Trailer hitches, particularly Class III and higher, are heavy steel components that can weigh between 30 and 80 pounds. To manage this weight, position a floor jack directly underneath the center of the hitch cross tube to support its mass and prevent it from falling when the remaining fasteners are taken out. Once the jack is securely supporting the hitch, continue to remove all but one or two centrally located bolts, leaving them finger-tight to secure the hitch temporarily to the frame.
With the hitch supported by the jack, remove the remaining bolts, using one hand to steady the hitch and the other to operate the wrench or ratchet. Slowly lower the jack to bring the hitch down and slide it out from under the vehicle. Once the hitch is clear, inspect the mounting hardware to determine if any frame-mounted captive nuts were damaged or if any bolts snapped during the removal process.
Troubleshooting Seized Fasteners
If a bolt has seized due to rust and will not turn using a breaker bar, reapply the penetrating oil and allow for a longer soak time, sometimes repeating the process over several hours to allow the capillary action to draw the lubricant deeper into the threads. Applying impact from an impact gun or a hammer on the bolt head can generate micro-vibrations that help break the rust seal and assist the oil in penetrating the frozen joint.
If mechanical force and chemical treatment fail, localized heat from a torch can be carefully applied to the nut or the surrounding metal to cause thermal expansion. Heating the metal causes the nut to expand slightly faster than the bolt, breaking the rust bond, but this must be done with extreme caution to avoid damaging nearby plastic components, wiring harnesses, or fuel lines. A last-resort option for a completely stripped or broken bolt is to cut the head off using a reciprocating saw or an angle grinder, which frees the hitch, allowing the remaining bolt shank to be extracted later. For bolts that shear off flush with the frame, a specialized bolt extractor tool or drilling out the remaining hardware will be necessary.
Vehicle Care After Hitch Removal
Once the hitch is removed, the vehicle’s frame rails will reveal bare metal and accumulated debris where the hitch made contact. Immediately clean the mounting area by scrubbing away any loose debris and surface rust using a wire brush or a wire wheel attachment on a drill. After cleaning, degrease the area thoroughly with a solvent to ensure a clean surface is ready for corrosion protection.

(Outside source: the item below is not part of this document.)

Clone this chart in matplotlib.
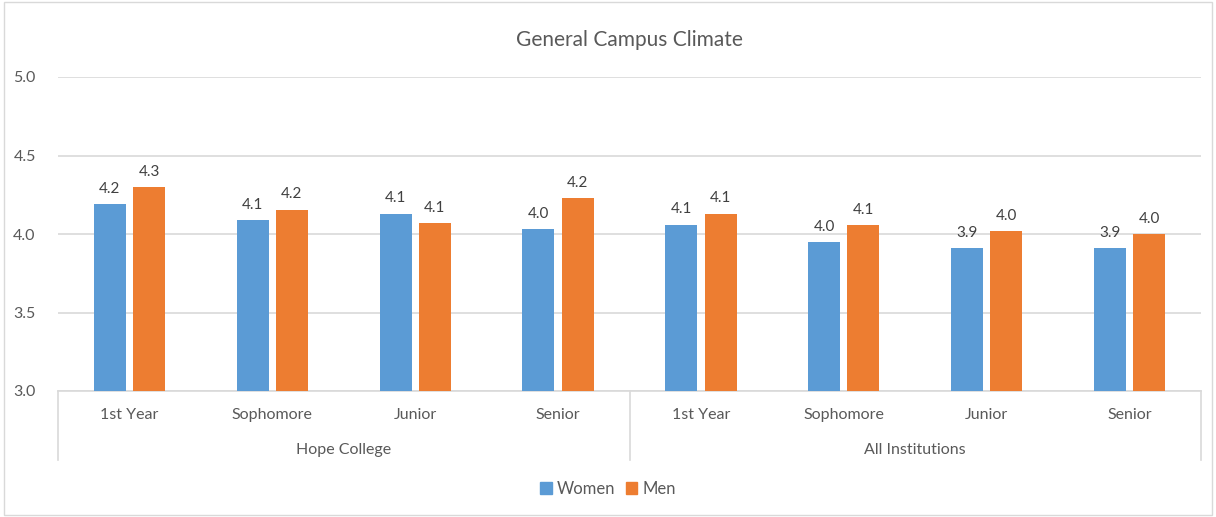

Bare metal exposed to the elements will quickly develop rust, compromising the structural integrity of the frame. To prevent this, apply a rust-inhibiting primer followed by a durable topcoat, such as undercoating or a chassis paint, to the entire mounting area. This protective layer seals the metal against moisture and road salt, preserving the vehicle’s frame. The final step is to address the now-exposed mounting holes in the frame rails, which should be sealed with plastic or rubber frame plugs to block water, dirt, and debris from entering the internal cavities of the chassis.